Validity of the Arbitration Agreement
The court examined the language of the arbitration provision within the agreement, which explicitly stated that both parties could request arbitration for disputes related to the account. The plaintiff argued that this agreement was an adhesion contract, claiming it was unconscionable and its terms were misleading. However, the court found that the language of the arbitration provision was clear and conspicuous, directing the reader's attention to critical terms. The court emphasized that the mere fact the agreement was presented as a "take it or leave it" contract did not inherently render it procedurally unconscionable. Instead, the court highlighted that Arizona law permits arbitration agreements, even if they are contracts of adhesion, unless specific unfairness in the bargaining process can be demonstrated.
Procedural Unconscionability
In assessing the claim of procedural unconscionability, the court considered several factors, including whether the terms were explained to the plaintiff and the overall fairness of the bargaining process. The court found that the arbitration provision was presented in plain English, making it understandable to a non-lawyer. Additionally, the court noted that there was no evidence of concealment, surprise, or hurried signing that would indicate the plaintiff was deprived of a fair opportunity to understand the agreement. The court concluded that the clarity of the agreement's language and its conspicuous presentation negated the claim of procedural unconscionability, thus maintaining the enforceability of the arbitration provision.

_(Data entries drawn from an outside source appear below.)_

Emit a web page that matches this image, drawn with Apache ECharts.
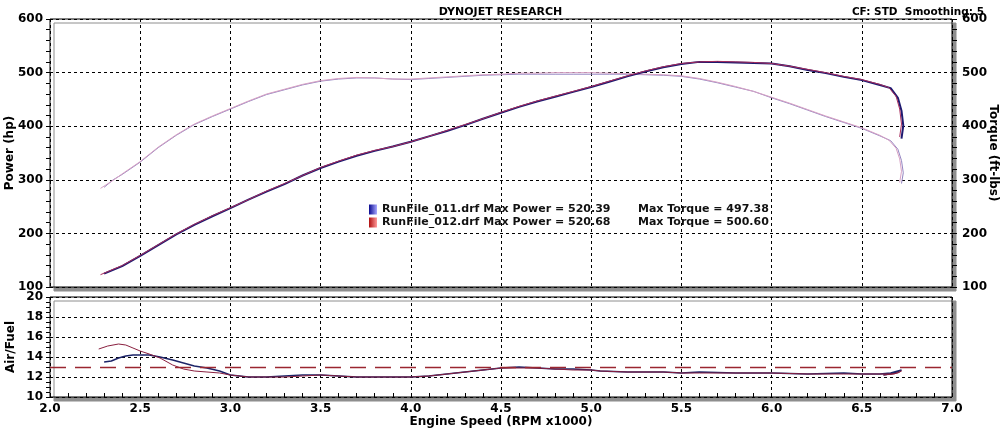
<!DOCTYPE html>
<html>
<head>
<meta charset="UTF-8">
<title>Dynojet</title>
<script src="https://cdnjs.cloudflare.com/ajax/libs/echarts/6.0.0/echarts.min.js"></script>
<style>
    html, body { margin: 0; padding: 0; background: #fff; }
    #chart { width: 1001px; height: 429px; }
</style>
</head>
<body>
<div id="chart"></div>
<script>
    // run names and summary values shown in the legend
    const runNames = ['RunFile_011.drf', 'RunFile_012.drf'];
    const maxPower = ['520.39', '520.68'];
    const maxTorque = ['497.38', '500.60'];

    // RunFile_011 (blue)
    const rpm011 = [2.30, 2.35, 2.40, 2.50, 2.60, 2.70, 2.80, 2.90, 3.00, 3.10, 3.20, 3.30, 3.40, 3.50, 3.60, 3.70, 3.80, 3.90, 4.00, 4.10, 4.20, 4.30, 4.40, 4.50, 4.60, 4.70, 4.80, 4.90, 5.00, 5.10, 5.20, 5.30, 5.40, 5.50, 5.60, 5.70, 5.80, 5.90, 6.00, 6.10, 6.20, 6.30, 6.40, 6.50, 6.60, 6.66, 6.70, 6.72, 6.73, 6.72];
    const power011 = [125, 132, 139, 158, 178, 198, 216, 232, 247, 263, 278, 292, 308, 322, 334, 345, 354, 362, 371, 381, 391, 402, 414, 425, 436, 446, 455, 464, 473, 483, 493, 502, 510, 516, 520, 520, 519, 518, 517, 512, 505, 499, 492, 486, 477, 471, 453, 429, 401, 377];
    const torque011 = [286, 300, 310, 333, 360, 383, 403, 418, 432, 446, 459, 468, 477, 484, 488, 490, 490, 488, 487, 489, 491, 493, 495, 496, 497, 497, 497, 497, 497, 497, 497, 496, 495, 493, 488, 481, 473, 465, 453, 442, 430, 418, 407, 396, 382, 373, 357, 336, 313, 293];

    // RunFile_012 (red)
    const rpm012 = [2.28, 2.35, 2.40, 2.50, 2.60, 2.70, 2.80, 2.90, 3.00, 3.10, 3.20, 3.30, 3.40, 3.50, 3.60, 3.70, 3.80, 3.90, 4.00, 4.10, 4.20, 4.30, 4.40, 4.50, 4.60, 4.70, 4.80, 4.90, 5.00, 5.10, 5.20, 5.30, 5.40, 5.50, 5.60, 5.70, 5.80, 5.90, 6.00, 6.10, 6.20, 6.30, 6.40, 6.50, 6.60, 6.65, 6.69, 6.71, 6.72, 6.71];
    const power012 = [123, 133, 140, 159, 179, 199, 217, 233, 248, 263, 279, 293, 308, 323, 335, 346, 355, 362, 371, 381, 392, 403, 414, 426, 437, 447, 456, 465, 474, 484, 494, 503, 511, 517, 520, 521, 520, 519, 517, 512, 506, 500, 493, 487, 478, 472, 456, 432, 404, 380];
    const torque012 = [284, 299, 311, 334, 361, 384, 404, 419, 433, 447, 460, 469, 478, 485, 489, 491, 490, 488, 488, 490, 492, 494, 496, 497, 499, 499, 500, 500, 500, 499, 498, 497, 496, 494, 489, 482, 474, 465, 454, 443, 431, 419, 408, 397, 383, 374, 359, 339, 316, 295];

    // air / fuel
    const afRpm011 = [2.30, 2.34, 2.38, 2.42, 2.46, 2.50, 2.55, 2.61, 2.68, 2.74, 2.80, 2.87, 2.94, 3.00, 3.10, 3.20, 3.30, 3.40, 3.50, 3.60, 3.70, 3.80, 3.90, 4.00, 4.10, 4.20, 4.30, 4.40, 4.50, 4.60, 4.70, 4.80, 4.90, 5.00, 5.05, 5.20, 5.40, 5.50, 5.60, 5.80, 6.00, 6.20, 6.40, 6.50, 6.60, 6.66, 6.70, 6.72, 6.68, 6.62];
    const af011 = [13.5, 13.6, 13.9, 14.1, 14.2, 14.2, 14.2, 14.0, 13.7, 13.4, 13.1, 12.9, 12.6, 12.2, 12.0, 12.0, 12.1, 12.2, 12.2, 12.1, 12.0, 12.0, 12.0, 12.0, 12.1, 12.3, 12.5, 12.7, 12.9, 13.0, 12.9, 12.8, 12.8, 12.7, 12.6, 12.5, 12.5, 12.4, 12.5, 12.4, 12.4, 12.3, 12.4, 12.3, 12.3, 12.4, 12.6, 12.7, 12.4, 12.2];
    const afRpm012 = [2.27, 2.32, 2.38, 2.42, 2.46, 2.50, 2.55, 2.61, 2.68, 2.74, 2.80, 2.87, 2.94, 3.00, 3.10, 3.20, 3.30, 3.40, 3.50, 3.60, 3.70, 3.80, 3.90, 4.00, 4.10, 4.20, 4.30, 4.40, 4.50, 4.60, 4.70, 4.80, 4.90, 5.00, 5.05, 5.20, 5.40, 5.50, 5.60, 5.80, 6.00, 6.20, 6.40, 6.50, 6.60, 6.66, 6.70, 6.72, 6.68, 6.62];
    const af012 = [14.8, 15.1, 15.3, 15.2, 14.9, 14.6, 14.3, 13.9, 13.2, 12.8, 12.6, 12.5, 12.4, 12.2, 12.0, 12.0, 12.0, 12.1, 12.2, 12.1, 12.0, 12.0, 12.0, 12.0, 12.1, 12.3, 12.5, 12.7, 12.9, 12.9, 12.9, 12.8, 12.7, 12.7, 12.6, 12.5, 12.5, 12.4, 12.4, 12.4, 12.4, 12.3, 12.3, 12.3, 12.3, 12.3, 12.4, 12.6, 12.3, 12.2];
    const afTarget = 13.0;

    const FONT = 'DejaVu Sans';
    const zip = (xs, ys) => xs.map((x, i) => [x, ys[i]]);

    const labelStyle = { color: '#000', fontFamily: FONT, fontWeight: 'bold', fontSize: 12 };
    const gridSplit = { show: true, lineStyle: { color: '#000', type: [3, 3], width: 1 } };
    const frame = {
        show: true, backgroundColor: '#fff', borderColor: '#000', borderWidth: 1,
        shadowColor: '#8e8e8e', shadowBlur: 0.5, shadowOffsetX: 4, shadowOffsetY: 4,
        outerBoundsMode: 'none', containLabel: false
    };

    const chart = echarts.init(document.getElementById('chart'), null, { renderer: 'canvas' });

    chart.setOption({
        animation: false,
        backgroundColor: '#fff',
        title: [
            { text: 'DYNOJET RESEARCH', left: 'center', top: 2,
              textStyle: { fontFamily: FONT, fontWeight: 'bold', fontSize: 11, color: '#000' } },
            { text: 'CF: STD  Smoothing: 5', right: 12, top: 2,
              textStyle: { fontFamily: FONT, fontWeight: 'bold', fontSize: 10.5, color: '#000' } }
        ],
        legend: {
            orient: 'vertical', left: 364, top: 199, itemGap: 2,
            itemWidth: 8, itemHeight: 10, icon: 'rect',
            data: [
                { name: runNames[0], itemStyle: { color: { type: 'linear', x: 0, y: 0, x2: 1, y2: 0,
                    colorStops: [{ offset: 0, color: '#0a0a90' }, { offset: 1, color: '#a8a8ff' }] } } },
                { name: runNames[1], itemStyle: { color: { type: 'linear', x: 0, y: 0, x2: 1, y2: 0,
                    colorStops: [{ offset: 0, color: '#b01010' }, { offset: 1, color: '#ff9a9a' }] } } }
            ],
            formatter: name => {
                const i = runNames.indexOf(name);
                return '{a|' + name + ' Max Power = ' + maxPower[i] + '}{b|Max Torque = ' + maxTorque[i] + '}';
            },
            textStyle: {
                rich: {
                    a: { fontFamily: FONT, fontWeight: 'bold', fontSize: 11, color: '#111', width: 256 },
                    b: { fontFamily: FONT, fontWeight: 'bold', fontSize: 11, color: '#111' }
                }
            }
        },
        grid: [
            Object.assign({ left: 50, right: 49, top: 19, height: 268 }, frame),
            Object.assign({ left: 50, right: 49, top: 297, height: 100 }, frame)
        ],
        xAxis: [
            { gridIndex: 0, type: 'value', min: 2, max: 7, interval: 0.5,
              axisLine: { show: false }, axisTick: { show: false }, axisLabel: { show: false },
              splitLine: gridSplit },
            { gridIndex: 1, type: 'value', min: 2, max: 7, interval: 0.5,
              name: 'Engine Speed (RPM x1000)', nameLocation: 'middle', nameGap: 19,
              nameMoveOverlap: false, nameTextStyle: labelStyle,
              axisLine: { show: false },
              axisTick: { show: true, inside: true, length: 4, lineStyle: { color: '#000' } },
              minorTick: { show: true, splitNumber: 5, length: 4, lineStyle: { color: '#000' } },
              axisLabel: Object.assign({ margin: 6, formatter: v => v.toFixed(1) }, labelStyle),
              splitLine: gridSplit }
        ],
        yAxis: [
            { gridIndex: 0, type: 'value', min: 100, max: 600, interval: 100, position: 'left',
              name: 'Power (hp)', nameLocation: 'middle', nameGap: 34, nameMoveOverlap: false,
              nameTextStyle: labelStyle,
              axisLine: { show: false },
              axisTick: { show: true, length: 4, lineStyle: { color: '#000' } },
              minorTick: { show: true, splitNumber: 5, length: 4, lineStyle: { color: '#000' } },
              axisLabel: Object.assign({ margin: 7 }, labelStyle),
              splitLine: gridSplit },
            { gridIndex: 0, type: 'value', min: 100, max: 600, interval: 100, position: 'right',
              name: 'Torque (ft-lbs)', nameLocation: 'middle', nameGap: 35, nameRotate: -90,
              nameMoveOverlap: false, nameTextStyle: labelStyle,
              axisLine: { show: false },
              axisTick: { show: true, length: 5, lineStyle: { color: '#000' } },
              minorTick: { show: true, splitNumber: 5, length: 5, lineStyle: { color: '#000' } },
              axisLabel: Object.assign({ margin: 10 }, labelStyle),
              splitLine: { show: false } },
            { gridIndex: 1, type: 'value', min: 10, max: 20, interval: 2, position: 'left',
              name: 'Air/Fuel', nameLocation: 'middle', nameGap: 33, nameMoveOverlap: false,
              nameTextStyle: labelStyle,
              axisLine: { show: false },
              axisTick: { show: true, length: 4, lineStyle: { color: '#000' } },
              minorTick: { show: true, splitNumber: 4, length: 4, lineStyle: { color: '#000' } },
              axisLabel: Object.assign({ margin: 7 }, labelStyle),
              splitLine: gridSplit }
        ],
        series: [
            { name: runNames[0], type: 'line', xAxisIndex: 0, yAxisIndex: 1, data: zip(rpm011, torque011),
              showSymbol: false, lineStyle: { color: '#9486c2', width: 1 }, itemStyle: { color: '#9486c2' } },
            { name: runNames[1], type: 'line', xAxisIndex: 0, yAxisIndex: 1, data: zip(rpm012, torque012),
              showSymbol: false, lineStyle: { color: '#d8a2c4', width: 1 }, itemStyle: { color: '#d8a2c4' } },
            { name: runNames[0], type: 'line', xAxisIndex: 0, yAxisIndex: 0, data: zip(rpm011, power011),
              showSymbol: false, lineStyle: { color: '#1e1a70', width: 2 }, itemStyle: { color: '#1e1a70' } },
            { name: runNames[1], type: 'line', xAxisIndex: 0, yAxisIndex: 0, data: zip(rpm012, power012),
              showSymbol: false, lineStyle: { color: '#a82c5c', width: 1 }, itemStyle: { color: '#a82c5c' } },
            { name: runNames[0], type: 'line', xAxisIndex: 1, yAxisIndex: 2, data: zip(afRpm011, af011),
              showSymbol: false, z: 3, lineStyle: { color: '#1c2468', width: 1.4 }, itemStyle: { color: '#1c2468' },
              markLine: { silent: true, symbol: 'none', label: { show: false },
                          lineStyle: { color: '#9a2630', width: 1.3, type: [16, 9] },
                          data: [{ yAxis: afTarget }] } },
            { name: runNames[1], type: 'line', xAxisIndex: 1, yAxisIndex: 2, data: zip(afRpm012, af012),
              showSymbol: false, z: 3, lineStyle: { color: '#8a2040', width: 1 }, itemStyle: { color: '#8a2040' } }
        ]
    });
</script>
</body>
</html>
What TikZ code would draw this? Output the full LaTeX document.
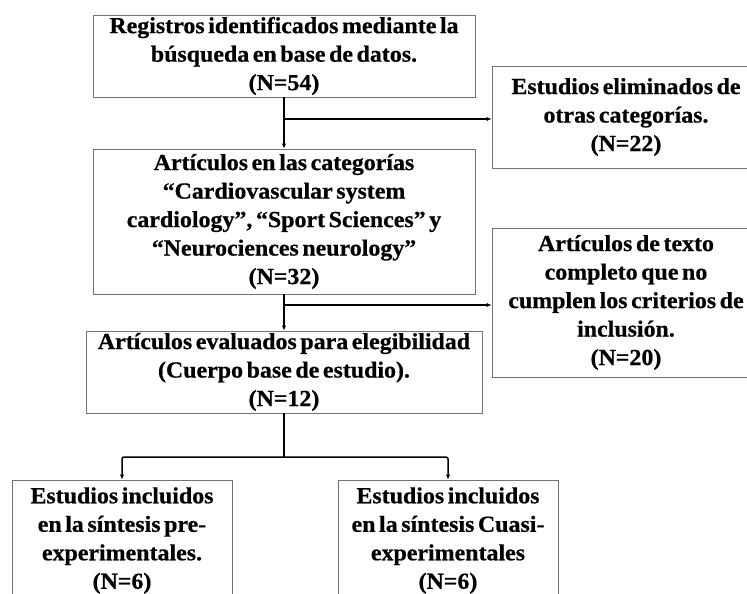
\documentclass[tikz,border=0pt]{standalone}
\usepackage{fontspec}
\setmainfont{Liberation Serif}[WordSpace=0.6, FakeBold=0.6, FakeStretch=1.04]
\usetikzlibrary{arrows.meta}
\begin{document}
\begin{tikzpicture}[x=1pt,y=-1pt,
  box/.style={draw=black!55, line width=0.9pt, align=center, inner sep=0pt,
    font=\fontsize{23}{28.5}\selectfont\bfseries},
  conn/.style={line width=1.5pt, -{Latex[length=5pt,width=4.5pt]}},
  plain/.style={line width=1.5pt}]
\useasboundingbox (0,0) rectangle (747,594);
\fill[white] (0,0) rectangle (747,594);
\node[box, minimum width=382pt, minimum height=82pt] (b1) at (284,56)
  {Registros identificados mediante la\\búsqueda en base de datos.\\(N=54)};
\node[box, minimum width=268pt, minimum height=102pt] (b2) at (626,117)
  {Estudios eliminados de\\otras categorías.\\(N=22)};
\node[box, minimum width=382pt, minimum height=145pt] (b3) at (284,221.5)
  {Artículos en las categorías\\“Cardiovascular system\\cardiology”, “Sport Sciences” y\\“Neurociences neurology”\\(N=32)};
\node[box, minimum width=268pt, minimum height=149pt] (b4) at (626,302.5)
  {Artículos de texto\\completo que no\\cumplen los criterios de\\inclusión.\\(N=20)};
\node[box, minimum width=396pt, minimum height=82pt] (b5) at (284,372)
  {Artículos evaluados para elegibilidad\\(Cuerpo base de estudio).\\(N=12)};
\node[box, minimum width=220pt, minimum height=121pt] (b6) at (122,540.5)
  {Estudios incluidos\\en la síntesis pre-\\experimentales.\\(N=6)};
\node[box, minimum width=220pt, minimum height=121pt] (b7) at (448,540.5)
  {Estudios incluidos\\en la síntesis Cuasi-\\experimentales\\(N=6)};
\draw[conn] (b1.south) -- (b3.north);
\coordinate (j1) at (284,119);
\draw[conn] (j1) -- (j1 -| b2.west);
\draw[conn] (b3.south) -- (b5.north);
\coordinate (j2) at (284,305);
\draw[conn] (j2) -- (j2 -| b4.west);
\coordinate (j3) at (284,457);
\draw[plain] (b5.south) -- (j3);
\draw[conn, rounded corners=2pt] (j3) -- (j3 -| b6.north) -- (b6.north);
\draw[conn, rounded corners=2pt] (j3) -- (j3 -| b7.north) -- (b7.north);
\end{tikzpicture}
\end{document}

Substantive Unconscionability
The court also addressed the issue of substantive unconscionability, which concerns the fairness of the contract's actual terms. The court determined that the arbitration provision was not substantively unconscionable because it did not impose oppressive or one-sided terms on the plaintiff. It noted that both parties had the right to initiate arbitration, and the terms did not create an overall imbalance in obligations or rights. The court further highlighted that the arbitration provision included terms for cost-sharing that were fair, stating that the defendant would cover part of the arbitration costs if the total amount in dispute was $50,000 or less. Given these findings, the court concluded that the plaintiff's claims of substantive unconscionability were without merit, reinforcing the validity of the arbitration agreement.
Conclusion on Dismissal
Ultimately, the court ruled that a valid arbitration agreement existed between the parties, which encompassed all of the plaintiff’s claims. Since both parties did not request a stay pending arbitration, the court exercised its discretion to dismiss the case rather than stay it. The court referenced a precedent indicating that dismissal is appropriate when all claims are subject to arbitration and no party seeks a stay. Consequently, the court granted the defendant's motion to compel arbitration and dismissed the complaint without prejudice, allowing the matter to be resolved in arbitration as stipulated in the agreement.